# Determine the galois group of $x^5+sx^3+t$

im trying to show that the galois group of $x^5+sx^3+t$ over $\mathbb{Q(s,t)}$ is $S_5$. By just looking at the discriminant, it has to be $S_5$ or $F_{20}$.
I know i could distinguish between those 2 using the weber sextic resolvent, but this is a degree 6 polynomial with 2 parameters and i have no idea how to show that there is no root in $\mathbb{Q(s,t)}$. Is there another way to see this more easily?

Something else i would like to know is:
I think it s true under some conditions that if u specialize s,t in a polynomial as above the galois group can only become smaller. Does anyone know if this is a basic fact or needs more work?

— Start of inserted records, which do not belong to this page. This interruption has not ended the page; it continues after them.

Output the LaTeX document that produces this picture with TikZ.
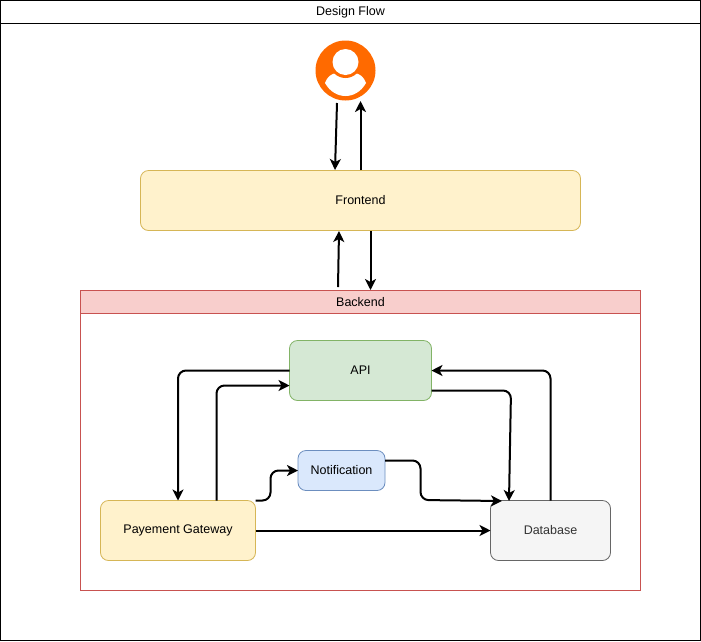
\documentclass[tikz,border=0pt]{standalone}
\usepackage{fontspec}
\setmainfont{Liberation Sans}
\usetikzlibrary{arrows.meta}
\definecolor{yfill}{HTML}{FFF2CC}\definecolor{yline}{HTML}{D6B656}
\definecolor{gfill}{HTML}{D5E8D4}\definecolor{gline}{HTML}{82B366}
\definecolor{bfill}{HTML}{DAE8FC}\definecolor{bline}{HTML}{6C8EBF}
\definecolor{rfill}{HTML}{F8CECC}\definecolor{rline}{HTML}{C85250}
\definecolor{wfill}{HTML}{F5F5F5}\definecolor{wline}{HTML}{666666}
\definecolor{userc}{HTML}{FF6A00}
\tikzset{
  boxbase/.style={draw,rounded corners=8pt,line width=.8pt,font=\fontsize{12.5}{14}\selectfont,inner sep=0pt,outer sep=0pt,anchor=north west},
  ybox/.style={boxbase,fill=yfill,draw=yline},
  gbox/.style={boxbase,fill=gfill,draw=gline},
  bbox/.style={boxbase,fill=bfill,draw=bline},
  wbox/.style={boxbase,fill=wfill,draw=wline,text=black!80},
  lane/.style={draw,line width=.8pt,minimum height=23pt,inner sep=0pt,outer sep=0pt,anchor=north west,font=\fontsize{12.5}{14}\selectfont},
  flow/.style={line width=2pt,-{Stealth[length=11pt,width=11pt,inset=3pt]},rounded corners=8pt},
}
\begin{document}
\begin{tikzpicture}[x=1pt,y=-1pt]
\useasboundingbox (0,0) rectangle (701,641);
% outer frame
\node[lane,fill=white,minimum width=700pt,minimum height=640pt] (frame) at (.5,.5) {};
\node[lane,minimum width=700pt] (title) at (.5,.5) {Design Flow};
% backend
\node[lane,draw=rline,fill=white,minimum width=560pt,minimum height=300pt] (backend) at (80.5,290.5) {};
\node[lane,draw=rline,fill=rfill,minimum width=560pt] (backendt) at (80.5,290.5) {Backend};
% user
\fill[userc] (345.5,70.5) circle (30);
\fill[white] (325,83) .. controls (327,77) and (331,74) .. (336,73) -- (355,73)
  .. controls (360,74) and (364,77) .. (366,83)
  .. controls (361,92) and (353,96) .. (345.5,96)
  .. controls (338,96) and (330,92) .. (325,83) -- cycle;
\fill[userc] (345.5,62) circle (16);
\fill[white] (345.5,62) circle (13);
\coordinate (user) at (345.5,70.5);
% boxes
\node[ybox,minimum width=440pt,minimum height=60pt] (fe) at (140.5,170.5) {Frontend};
\node[gbox,minimum width=142pt,minimum height=60pt] (api) at (289.5,340.5) {API};
\node[bbox,minimum width=87pt,minimum height=40pt] (note) at (298,450.5) {Notification};
\node[ybox,minimum width=155pt,minimum height=60pt] (pg) at (100.5,500.5) {Payement Gateway};
\node[wbox,minimum width=120pt,minimum height=60pt] (db) at (490.5,500.5) {Database};
% ports
\coordinate (u1) at (337,103);
\coordinate (u2) at (360.5,101);
\coordinate (f1) at (335,170);
\coordinate (f2) at (360.5,170);
\coordinate (f3) at (339,231);
\coordinate (f4) at (370.5,231);
\coordinate (b1) at (338,287);
\coordinate (b2) at (370.5,290);
\coordinate (a2) at (289.5,385.5);
\coordinate (a3) at (431.5,390.5);
\coordinate (p2) at (216.5,500.5);
\coordinate (p3) at (255.5,500.5);
\coordinate (n2) at (385,460.5);
\coordinate (d1) at (502,501);
\coordinate (d2) at (509,501);
\coordinate (d3) at (550.5,500.5);
% connectors
\draw[flow] (u1) -- (f1);
\draw[flow] (f2) -- (u2);
\draw[flow] (b1) -- (f3);
\draw[flow] (f4) -- (b2);
\draw[flow] (api.west) -| (pg.north);
\draw[flow] (p2) |- (a2);
\draw[flow] (a3) -- (511,390.5) -- (d2);
\draw[flow] (d3) |- (api.east);
\draw[flow] (n2) -- (420.5,460.5) -- (420.5,500) -- (d1);
\draw[flow] (p3) -- (270.5,500.5) -- (270.5,470.5) -- (note.west);
\draw[flow] (pg.east) -- (db.west);
\end{tikzpicture}
\end{document}
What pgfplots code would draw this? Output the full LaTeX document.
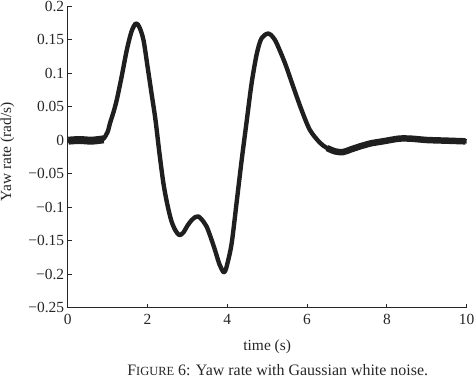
\documentclass[border=0pt]{standalone}
\usepackage{fontspec}
\setmainfont{Liberation Serif}
\usepackage{pgfplots}
\pgfplotsset{compat=1.18}
\pgfplotstableread{
t v
0 -0.001
0.2 0.000
0.4 -0.002
0.6 0.000
0.8 -0.001
0.9 0.002
1.0 0.012
1.06 0.025
1.15 0.042
1.23 0.060
1.35 0.094
1.48 0.134
1.6 0.162
1.71 0.174
1.8 0.168
1.9 0.149
2.0 0.110
2.1 0.070
2.2 0.030
2.3 -0.020
2.4 -0.065
2.5 -0.097
2.6 -0.121
2.7 -0.135
2.8 -0.142
2.9 -0.138
3.0 -0.128
3.1 -0.120
3.2 -0.115
3.27 -0.114
3.35 -0.118
3.48 -0.129
3.6 -0.148
3.69 -0.164
3.8 -0.185
3.9 -0.197
3.95 -0.195
4.0 -0.185
4.11 -0.154
4.24 -0.090
4.36 -0.030
4.49 0.030
4.61 0.085
4.74 0.129
4.86 0.152
5.03 0.159
5.15 0.153
5.24 0.144
5.45 0.114
5.65 0.080
5.86 0.045
6.07 0.015
6.32 -0.004
6.5 -0.012
6.7 -0.017
6.9 -0.018
7.1 -0.014
7.3 -0.010
7.6 -0.005
7.9 -0.002
8.3 0.002
8.6 0.002
9.0 0.000
9.5 -0.001
10 -0.002
}\yawdata
\begin{document}
\begin{tikzpicture}
\begin{axis}[
  at={(0,0)}, anchor=south west,
  scale only axis, width=399bp, height=301.5bp,
  xmin=0, xmax=10, ymin=-0.25, ymax=0.2,
  axis x line=bottom, axis y line=left,
  axis line style={-, line width=0.9pt, black!85},
  xtick={0,2,4,6,8,10},
  ytick={-0.25,-0.2,-0.15,-0.1,-0.05,0,0.05,0.1,0.15,0.2},
  yticklabels={−0.25,−0.2,−0.15,−0.1,−0.05,0,0.05,0.1,0.15,0.2},
  /pgf/number format/assume math mode=true,
  tick align=inside, major tick length=4bp,
  tick style={line width=0.9pt, black!85},
  tick label style={font=\fontsize{15.5}{18}\selectfont, black!85},
  x tick label style={yshift=-3bp},
  xlabel={time (s)}, ylabel={Yaw rate (rad/s)},
  label style={font=\fontsize{15.5}{18}\selectfont, black!85},
  xlabel style={at={(axis description cs:0.5,-0.130)}, anchor=center},
  ylabel style={at={(axis description cs:-0.151,0.517)}, anchor=center, rotate=0},
  clip=false,
]
% noisy band in the flat stretches (band width)
\addplot[line width=8pt, color=black!88, smooth, tension=0.5] coordinates {
  (0.02,-0.001) (0.3,0.000) (0.6,-0.001) (0.9,0.001)};
\addplot[line width=6.5pt, color=black!88, smooth, tension=0.5] coordinates {
  (6.5,-0.012) (6.7,-0.017) (6.9,-0.018) (7.1,-0.014) (7.3,-0.010)
  (7.6,-0.005) (7.9,-0.002) (8.3,0.002) (8.6,0.002) (9.0,0.000) (9.5,-0.001) (9.97,-0.002)};
\addplot[line width=4.4pt, color=black!88, line join=round, smooth, tension=0.5] table[x=t, y=v] {\yawdata};
\end{axis}
\node[anchor=base, inner sep=0pt, font=\fontsize{16}{19}\selectfont, black!85] at (210bp,-68bp)
  {F{\fontsize{12.5}{15}\selectfont IGURE} 6: Yaw rate with Gaussian white noise.};
\pgfresetboundingbox
\useasboundingbox (-67.7bp,-70.5bp) rectangle (406.3bp,307.5bp);
\end{tikzpicture}
\end{document}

#### Solutions Collecting From Web of "Determine the galois group of $x^5+sx^3+t$"

What you’re looking at geometrically is the finite cover of degree 5:
$$f : \text{Spec }\mathbb{Q}[s,t][x]/(x^5+sx^3+t)\rightarrow \text{Spec }\mathbb{Q}[s,t]$$

Away from the ramification locus (this is basically the values of $(s,t)$ which make the polynomial $x^5+sx^3+t$ have multiple roots) in $\text{Spec }\mathbb{Q}[s,t]$, the map is unramified, though not galois. The galois group you’re referring to is also called the “monodromy group” (this is geometric language). Let $U\subset\text{Spec }\mathbb{Q}[s,t]$, and let $X := f^{-1}(U)$. By the theory of the fundamental group, the cover $X\rightarrow U$ corresponds to a homomorphism

$$\pi_1(U)\longrightarrow S_5$$

The image of this map is called the monodromy group (for you, the galois group).

Specializing to a particular value of $s,t$ corresponds to pulling back the cover $X\rightarrow U$ via a map $p : \text{Spec }\mathbb{Q}\rightarrow U$. The pulled-back cover corresponds to the homomorphism
$$\pi_1(\text{Spec }\mathbb{Q})\stackrel{p_*}{\longrightarrow}\pi_1(U)\longrightarrow S_5$$

The galois group (monodromy group) of the specialization is then just the image of the above homomorphism, which can obviously cannot be larger than the image of the original homomorphism $\pi_1(U)\longrightarrow S_5$.

Therefore, if you can find a single value of $s,t$ for which the galois group is all of $S_5$, then you can conclude that the galois group of the unspecified polynomial is also $S_5$.